However, um, I took sick meanwhile. Doctors didn't know what were happening to me. And somebody took me to this Jamaican lady and she was a revivalist. And her name was Mother B. 'Cause I mention - I think that was in '74 . . . but . . . that was in '74, yeah . . . about '73, '74. Suffering for a year and a half or two. And she look on me and she said to me. "Wow, this is ripe! She's just ready to work. She's young, she's vibrant. She have the spirit. But you don't want to go into it." And I said, "No. I'm not wrapping my head. I'm not gonna be crazy like these people. I'm going to be a career woman and I'm not getting involved with this, period." And she say, "You gonna have no choice, dear. Else you gonna lose everything." I had a fancy car, I had an apartment. I had everything. I was a spoilt child. And so I make myself spoil. So it was materialistic.

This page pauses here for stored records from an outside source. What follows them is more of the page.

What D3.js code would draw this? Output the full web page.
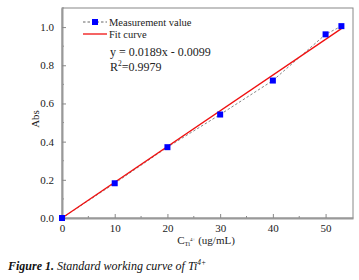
<!DOCTYPE html>
<html>
<head>
<meta charset="utf-8">
<script src="https://cdn.jsdelivr.net/npm/d3@7"></script>
<style>
  body { margin: 0; background: #fff; }
  svg text { font-family: "Liberation Serif", "DejaVu Serif", serif; }
</style>
</head>
<body>
<div id="chart"></div>
<script>
// measured standards
const conc = [0, 10, 20, 30, 40, 50, 53];
const absorb = [0, 0.182, 0.371, 0.542, 0.72, 0.962, 1.005];
// linear fit
const slope = 0.0189, intercept = -0.0099;
const fitRange = [0, 53];
const xTicks = [0, 10, 20, 30, 40, 50];
const yTicks = [0, 0.2, 0.4, 0.6, 0.8, 1.0];

const W = 359, H = 280;
const margin = { top: 8, right: 6, bottom: 62, left: 62 };
const width = W - margin.left - margin.right;
const height = H - margin.top - margin.bottom;
const FONT = "Liberation Serif, serif";

const svg = d3.select("#chart").append("svg").attr("width", W).attr("height", H)
  .attr("font-family", FONT);
const g = svg.append("g").attr("transform", `translate(${margin.left},${margin.top})`);

const x = d3.scaleLinear().domain([0, 55.2]).range([0, width]);
const y = d3.scaleLinear().domain([0, 1.1]).range([height, 0]);

// frame (top/right)
g.append("rect").attr("width", width).attr("height", height)
  .attr("fill", "none").attr("stroke", "#888").attr("stroke-width", 1);

// minor ticks
g.append("g").selectAll("line").data(d3.range(5, 55, 10)).enter().append("line")
  .attr("x1", d => x(d)).attr("x2", d => x(d)).attr("y1", height).attr("y2", height - 2)
  .attr("stroke", "#888");
g.append("g").selectAll("line").data([0.1, 0.3, 0.5, 0.7, 0.9, 1.1]).enter().append("line")
  .attr("x1", 0).attr("x2", 2).attr("y1", d => y(d)).attr("y2", d => y(d))
  .attr("stroke", "#888");

// axes
const xAxis = g.append("g").attr("transform", `translate(0,${height})`)
  .call(d3.axisBottom(x).tickValues(xTicks).tickFormat(d3.format("d")).tickSizeInner(-4).tickSizeOuter(0).tickPadding(6));
const yAxis = g.append("g")
  .call(d3.axisLeft(y).tickValues(yTicks).tickFormat(d3.format(".1f")).tickSizeInner(-4).tickSizeOuter(0).tickPadding(8));
[xAxis, yAxis].forEach(a => {
  a.attr("font-family", FONT).attr("font-size", 11);
  a.select(".domain").attr("stroke", "#999").attr("stroke-width", 2);
  a.selectAll(".tick line").attr("stroke", "#888");
  a.selectAll(".tick text").attr("fill", "#222");
});

// measured dashed line
const line = d3.line().x((d, i) => x(conc[i])).y(d => y(d));
g.append("path").datum(absorb).attr("d", line)
  .attr("fill", "none").attr("stroke", "#777").attr("stroke-width", 0.9).attr("stroke-dasharray", "2.5,2");

// fit line
g.append("line")
  .attr("x1", x(fitRange[0])).attr("y1", y(Math.max(0, slope * fitRange[0] + intercept)))
  .attr("x2", x(fitRange[1])).attr("y2", y(slope * fitRange[1] + intercept))
  .attr("stroke", "#f01010").attr("stroke-width", 1.3);

// markers
g.append("g").selectAll("rect").data(absorb).enter().append("rect")
  .attr("x", (d, i) => x(conc[i]) - 3).attr("y", d => y(d) - 3)
  .attr("width", 6).attr("height", 6).attr("fill", "#0000ff");

// legend
const lg = svg.append("g").attr("transform", "translate(83,22)").attr("font-size", 10.5).attr("fill", "#222");
lg.append("line").attr("x1", 0).attr("x2", 24).attr("y1", 0).attr("y2", 0)
  .attr("stroke", "#555").attr("stroke-width", 0.9).attr("stroke-dasharray", "2.5,2");
lg.append("rect").attr("x", 9).attr("y", -3).attr("width", 6).attr("height", 6).attr("fill", "#0000ff");
lg.append("text").attr("x", 26).attr("y", 3.5).text("Measurement value");
lg.append("line").attr("x1", 0).attr("x2", 24).attr("y1", 12).attr("y2", 12)
  .attr("stroke", "#f01010").attr("stroke-width", 1.3);
lg.append("text").attr("x", 26).attr("y", 15.5).text("Fit curve");

// equation
const eq = svg.append("g").attr("font-size", 12).attr("fill", "#222");
eq.append("text").attr("x", 110).attr("y", 56).text("y = 0.0189x - 0.0099");
const r2 = eq.append("text").attr("x", 110).attr("y", 71);
r2.append("tspan").text("R");
r2.append("tspan").attr("font-size", 7.5).attr("dy", -5).text("2");
r2.append("tspan").attr("dy", 5).text("=0.9979");

// axis titles
const xl = svg.append("text").attr("x", 206).attr("y", 244).attr("text-anchor", "middle")
  .attr("font-size", 11).attr("fill", "#222");
xl.append("tspan").text("C");
xl.append("tspan").attr("font-size", 6.5).attr("dy", 2).text("Ti");
xl.append("tspan").attr("font-size", 5).attr("dy", -5).text("4+");
xl.append("tspan").attr("dy", 3).text(" (ug/mL)");

svg.append("text").attr("transform", "translate(39,119) rotate(-90)").attr("text-anchor", "middle")
  .attr("font-size", 11).attr("fill", "#222").text("Abs");

// caption
const cap = svg.append("text").attr("x", 8).attr("y", 270).attr("font-size", 12).attr("fill", "#111")
  .attr("font-style", "italic");
cap.append("tspan").attr("font-weight", "bold").text("Figure 1.");
cap.append("tspan").text(" Standard working curve of Ti");
cap.append("tspan").attr("font-size", 7.5).attr("dy", -5).text("4+");
</script>
</body>
</html>
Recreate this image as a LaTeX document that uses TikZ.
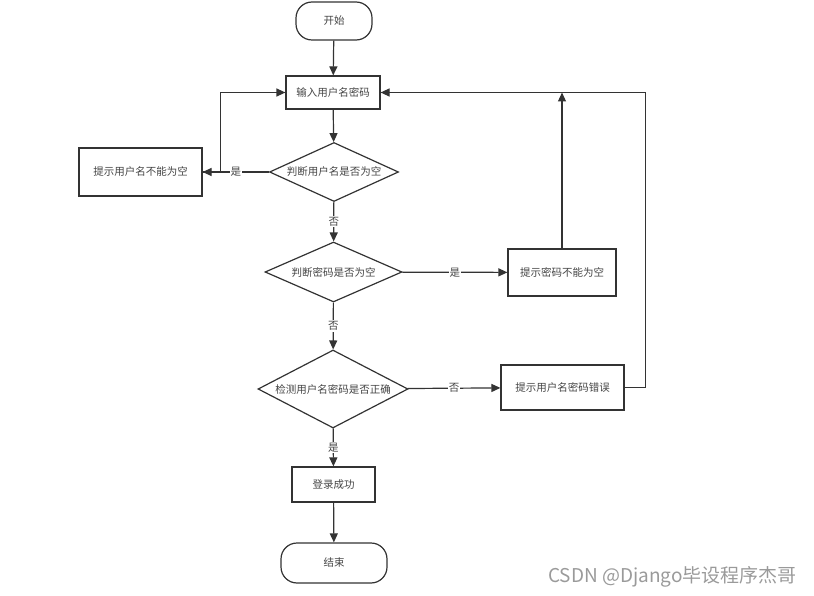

Mother Yvonne, another woman leader of a church, also expressed a similar reluctance and resistance to wearing a headtie in describing her first visit to a Spiritual Baptist Church in Toronto. In the following excerpt from an interview I conducted with Mother Yvonne, she describes her transformation through the wearing of a headtie:

Maybe I should go and visit the Baptist Church. It's not as if I didn't want to get involved. And the Saturday, I got home - I know you have to tie your head so I was gonna go buy something to tie my head and I didn't bother. You know? And I didn't bother to go and I thought that I wouldn't go. So, anyway, Sunday morning, Tony said to me, you better go to church. We got up early and cooked and everything. She told me what time service starts and I decide I was gonna go. And I was a very particular person. My high shoes. Heels was this high. [Indicates a four-inch pump heel height with her fingers.] Everybody knows me by my hat and my gloves. You understand? And that was the type of person I am. Everybody think I am. But a little more down to earth, perfect. [Laughter.] You know? And, um, always well-dressed, always well-groomed. Go to the hairdresser every week. Wouldn't miss the Thursday hairdresser. You know? You know that type? Right? [Laughter.] Who is going to tie their head? [Laughter.] You understand?

I got in the car and I drove. I had the number . . . And Carol, . . . I saw the number of the church and I sat in the car. Oh, I.m not gonna get involved in the Baptist Church in Toronto! I'm going home! That's how confident I was. Then I decided. I just turn the car around and go back to Brampton.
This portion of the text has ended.